Ihrer positiven Entwicklung steht auch nicht entgegen, dass sie sich nach Einschätzung der zuständigen Sozialarbeiterin der Justizvollzugsanstalt nicht mit der Inhaftierung abfinden könne und diese als besondere Härte empfinde; vielmehr hat die Beschwerdeführerin durch ihren freiwilligen Strafantritt am 7. Juni 1999 gezeigt, dass sie die Verurteilung und die damit verbundene Strafvollstreckung akzeptiert.

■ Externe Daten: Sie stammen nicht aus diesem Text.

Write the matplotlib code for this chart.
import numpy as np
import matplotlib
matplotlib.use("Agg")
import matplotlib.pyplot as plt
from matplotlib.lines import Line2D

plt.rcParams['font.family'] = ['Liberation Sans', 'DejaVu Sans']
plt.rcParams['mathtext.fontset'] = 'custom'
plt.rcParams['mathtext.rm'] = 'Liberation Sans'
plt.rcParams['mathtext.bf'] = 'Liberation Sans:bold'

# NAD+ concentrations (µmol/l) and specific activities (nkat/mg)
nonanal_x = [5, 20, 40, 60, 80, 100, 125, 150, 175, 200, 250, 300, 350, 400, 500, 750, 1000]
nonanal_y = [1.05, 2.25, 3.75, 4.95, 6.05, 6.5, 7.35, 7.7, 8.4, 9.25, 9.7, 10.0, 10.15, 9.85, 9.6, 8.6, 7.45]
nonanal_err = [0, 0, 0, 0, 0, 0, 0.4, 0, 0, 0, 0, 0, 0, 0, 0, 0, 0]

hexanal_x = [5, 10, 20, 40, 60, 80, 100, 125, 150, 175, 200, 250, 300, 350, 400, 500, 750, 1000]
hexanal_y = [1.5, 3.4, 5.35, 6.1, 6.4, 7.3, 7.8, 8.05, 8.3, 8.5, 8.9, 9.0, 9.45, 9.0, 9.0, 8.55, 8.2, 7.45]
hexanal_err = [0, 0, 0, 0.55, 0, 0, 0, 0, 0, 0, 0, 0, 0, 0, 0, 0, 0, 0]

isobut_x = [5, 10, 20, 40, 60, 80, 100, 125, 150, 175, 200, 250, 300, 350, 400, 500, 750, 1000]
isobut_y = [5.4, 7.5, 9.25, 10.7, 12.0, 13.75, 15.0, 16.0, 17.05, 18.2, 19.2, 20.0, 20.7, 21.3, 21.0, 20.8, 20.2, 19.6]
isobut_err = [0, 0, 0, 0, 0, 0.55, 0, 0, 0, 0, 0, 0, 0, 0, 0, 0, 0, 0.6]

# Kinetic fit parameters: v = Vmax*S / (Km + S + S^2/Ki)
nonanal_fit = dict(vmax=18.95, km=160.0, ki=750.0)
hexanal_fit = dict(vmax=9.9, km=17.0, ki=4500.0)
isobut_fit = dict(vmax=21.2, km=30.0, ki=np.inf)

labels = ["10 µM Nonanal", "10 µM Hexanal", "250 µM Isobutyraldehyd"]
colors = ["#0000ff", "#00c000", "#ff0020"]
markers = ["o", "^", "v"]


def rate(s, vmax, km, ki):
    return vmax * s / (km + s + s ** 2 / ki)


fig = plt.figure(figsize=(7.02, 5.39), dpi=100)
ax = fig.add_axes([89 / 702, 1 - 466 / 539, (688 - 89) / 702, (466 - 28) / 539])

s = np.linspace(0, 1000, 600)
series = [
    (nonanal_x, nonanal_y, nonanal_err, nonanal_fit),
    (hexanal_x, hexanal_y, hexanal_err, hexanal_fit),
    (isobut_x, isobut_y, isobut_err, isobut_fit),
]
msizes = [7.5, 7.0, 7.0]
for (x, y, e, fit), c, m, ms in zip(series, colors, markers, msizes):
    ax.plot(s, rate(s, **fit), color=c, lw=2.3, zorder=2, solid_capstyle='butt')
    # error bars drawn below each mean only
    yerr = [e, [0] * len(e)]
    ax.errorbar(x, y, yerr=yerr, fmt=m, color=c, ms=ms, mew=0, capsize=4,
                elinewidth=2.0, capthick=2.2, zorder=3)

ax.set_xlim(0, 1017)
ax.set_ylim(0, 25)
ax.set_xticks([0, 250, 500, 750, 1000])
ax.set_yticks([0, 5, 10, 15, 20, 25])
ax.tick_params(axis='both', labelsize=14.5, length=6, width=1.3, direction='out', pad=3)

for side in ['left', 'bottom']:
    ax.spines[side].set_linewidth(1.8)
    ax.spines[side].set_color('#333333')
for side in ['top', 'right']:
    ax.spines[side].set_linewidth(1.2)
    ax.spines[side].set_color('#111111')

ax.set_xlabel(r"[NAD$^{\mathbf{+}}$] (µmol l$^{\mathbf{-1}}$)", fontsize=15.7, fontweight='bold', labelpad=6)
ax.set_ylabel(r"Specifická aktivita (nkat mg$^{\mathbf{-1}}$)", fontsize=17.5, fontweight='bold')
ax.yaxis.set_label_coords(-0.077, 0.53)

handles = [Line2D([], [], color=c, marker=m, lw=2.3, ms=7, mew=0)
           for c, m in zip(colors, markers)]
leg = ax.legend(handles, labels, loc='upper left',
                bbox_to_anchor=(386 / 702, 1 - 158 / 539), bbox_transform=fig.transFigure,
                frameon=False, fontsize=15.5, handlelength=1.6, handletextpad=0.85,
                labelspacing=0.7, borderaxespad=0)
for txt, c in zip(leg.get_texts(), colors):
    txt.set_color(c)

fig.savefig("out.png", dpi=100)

Insbesondere auf Grund der positiven Entwicklung der Verurteilten im Strafvollzug, welche wesentliche Voraussetzung der Strafaussetzung auf Bewährung nach § 45 StGB/DDR ist, ist die Strafaussetzung zur Bewährung auch nicht als verfrüht anzusehen.

Nach allem sind die Voraussetzungen nach § 45 Abs. 1 StGB/ DDR gegeben.

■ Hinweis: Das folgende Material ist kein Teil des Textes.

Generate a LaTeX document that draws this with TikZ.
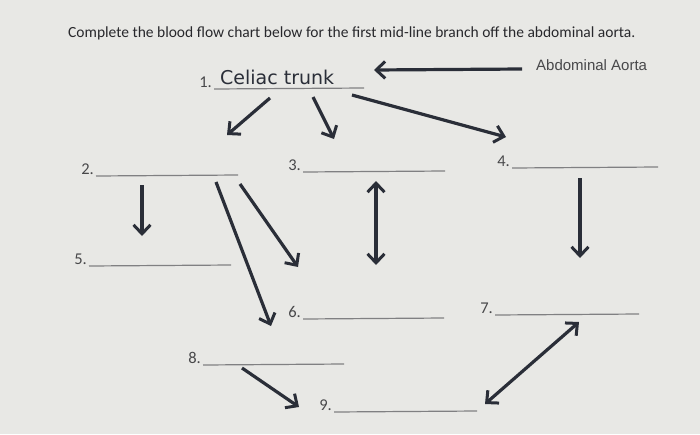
\documentclass[tikz,border=0pt]{standalone}
\usepackage{fontspec}
\setmainfont{Carlito}
\newfontfamily\aortafont{Liberation Sans}
\newfontfamily\handfont{DejaVu Sans}
\usetikzlibrary{arrows.meta}
\definecolor{paper}{RGB}{232,232,229}
\definecolor{ink}{RGB}{42,46,56}
\definecolor{rulegray}{RGB}{128,128,130}
\definecolor{printgray}{RGB}{72,72,74}
\definecolor{titlegray}{RGB}{40,40,44}
\tikzset{
  tip/.tip={Straight Barb[length=9pt,width=17pt,line width=3pt]},
  flow/.style={draw=ink, line width=3.2pt, -tip},
  twoway/.style={flow, tip-tip},
  blankline/.style={draw=rulegray, line width=1.2pt},
  numlabel/.style={anchor=base east, inner sep=1pt, text=printgray, font=\fontsize{16.5}{18}\selectfont}
}
% #1 name, #2 number, #3 x, #4 y (baseline), #5 length
\newcommand{\blank}[5]{
  \node[numlabel] (#1num) at (#3,#4) {#2.};
  \coordinate (#1) at (#3+1,#4+2);
  \coordinate (#1end) at (#3+1+#5,#4+1);
  \draw[blankline] (#1) -- (#1end);
}

\begin{document}
\begin{tikzpicture}[x=1pt,y=-1pt]
  \fill[paper] (0,0) rectangle (700,434);
  \useasboundingbox (0,0) rectangle (700,434);

  \node[anchor=base west, inner sep=0pt, text=titlegray, font=\fontsize{15.5}{18}\selectfont] (title) at (68,37)
    {Complete the blood flow chart below for the first mid-line branch off the abdominal aorta.};
  \node[anchor=base west, inner sep=0pt, text=printgray, font=\aortafont\fontsize{15}{18}\selectfont] (aorta) at (536,70) {Abdominal Aorta};

  \blank{b1}{1}{213}{87}{150}
  \node[anchor=base west, inner sep=0pt, text=ink, font=\handfont\fontsize{19}{21}\selectfont] (celiac) at (220,84) {Celiac trunk};
  \blank{b2}{2}{95}{174}{142}
  \blank{b3}{3}{302}{170}{142}
  \blank{b4}{4}{511}{166}{146}
  \blank{b5}{5}{88}{264}{142}
  \blank{b6}{6}{302}{317}{141}
  \blank{b7}{7}{494}{313}{144}
  \blank{b8}{8}{202}{363}{141}
  \blank{b9}{9}{333}{410}{143}

  % arrow ends
  \coordinate (aortaArr) at (522,69);
  \coordinate (celiacArr) at (374,70);
  \coordinate (s2) at (270,98);   \coordinate (t2) at (227,135);
  \coordinate (s3) at (313,97);   \coordinate (t3) at (334,139);
  \coordinate (s4) at (352,95);   \coordinate (t4) at (506,137);
  \coordinate (s5) at (142,185);  \coordinate (t5) at (142,236);
  \coordinate (s8) at (216,182);  \coordinate (t8) at (271,326);
  \coordinate (s6) at (240,184);  \coordinate (t6) at (298,267);
  \coordinate (s36) at (376,181); \coordinate (t36) at (376,265);
  \coordinate (s47) at (580,178); \coordinate (t47) at (580,258);
  \coordinate (s9) at (242,368);  \coordinate (t9) at (299,407);
  \coordinate (s79) at (485,404); \coordinate (t79) at (579,322);

  \draw[flow] (aortaArr) -- (celiacArr);
  \draw[flow] (s2) -- (t2);
  \draw[flow] (s3) -- (t3);
  \draw[flow] (s4) -- (t4);
  \draw[flow] (s5) -- (t5);
  \draw[flow] (s8) -- (t8);
  \draw[flow] (s6) -- (t6);
  \draw[twoway] (s36) -- (t36);
  \draw[flow] (s47) -- (t47);
  \draw[flow] (s9) -- (t9);
  \draw[twoway] (s79) -- (t79);
\end{tikzpicture}
\end{document}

Die zweijährige Bewährungszeit ist erforderlich, aber auch ausreichend, § 45 Abs. 1 StGB/DDR.

Die Übertragung der mündlichen Belehrung der Beschwerdeführerin gemäß § 454 Abs. 4 Satz 1, § 268 a Abs. 3 Satz 1 StPO über die Bedeutung der Aussetzung und die Möglichkeit des Widerrufs auf die Justizvollzugsanstalt folgt aus § 454 Abs. 4 Satz 2 StPO.

III.

Die Kostenentscheidung beruht auf der entsprechenden Anwendung des § 467 Abs. 1 StPO.

Belehrung:

1. Der Strafrest wird erlassen, wenn sich die Verurteilte bewährt.

2. Die Aussetzung kann widerrufen werden, wenn die Verurteilte in der Bewährungszeit eine Straftat begeht und dadurch zeigt, dass die der Aussetzung zu Grunde liegende Erwartung sich nicht erfüllt hat.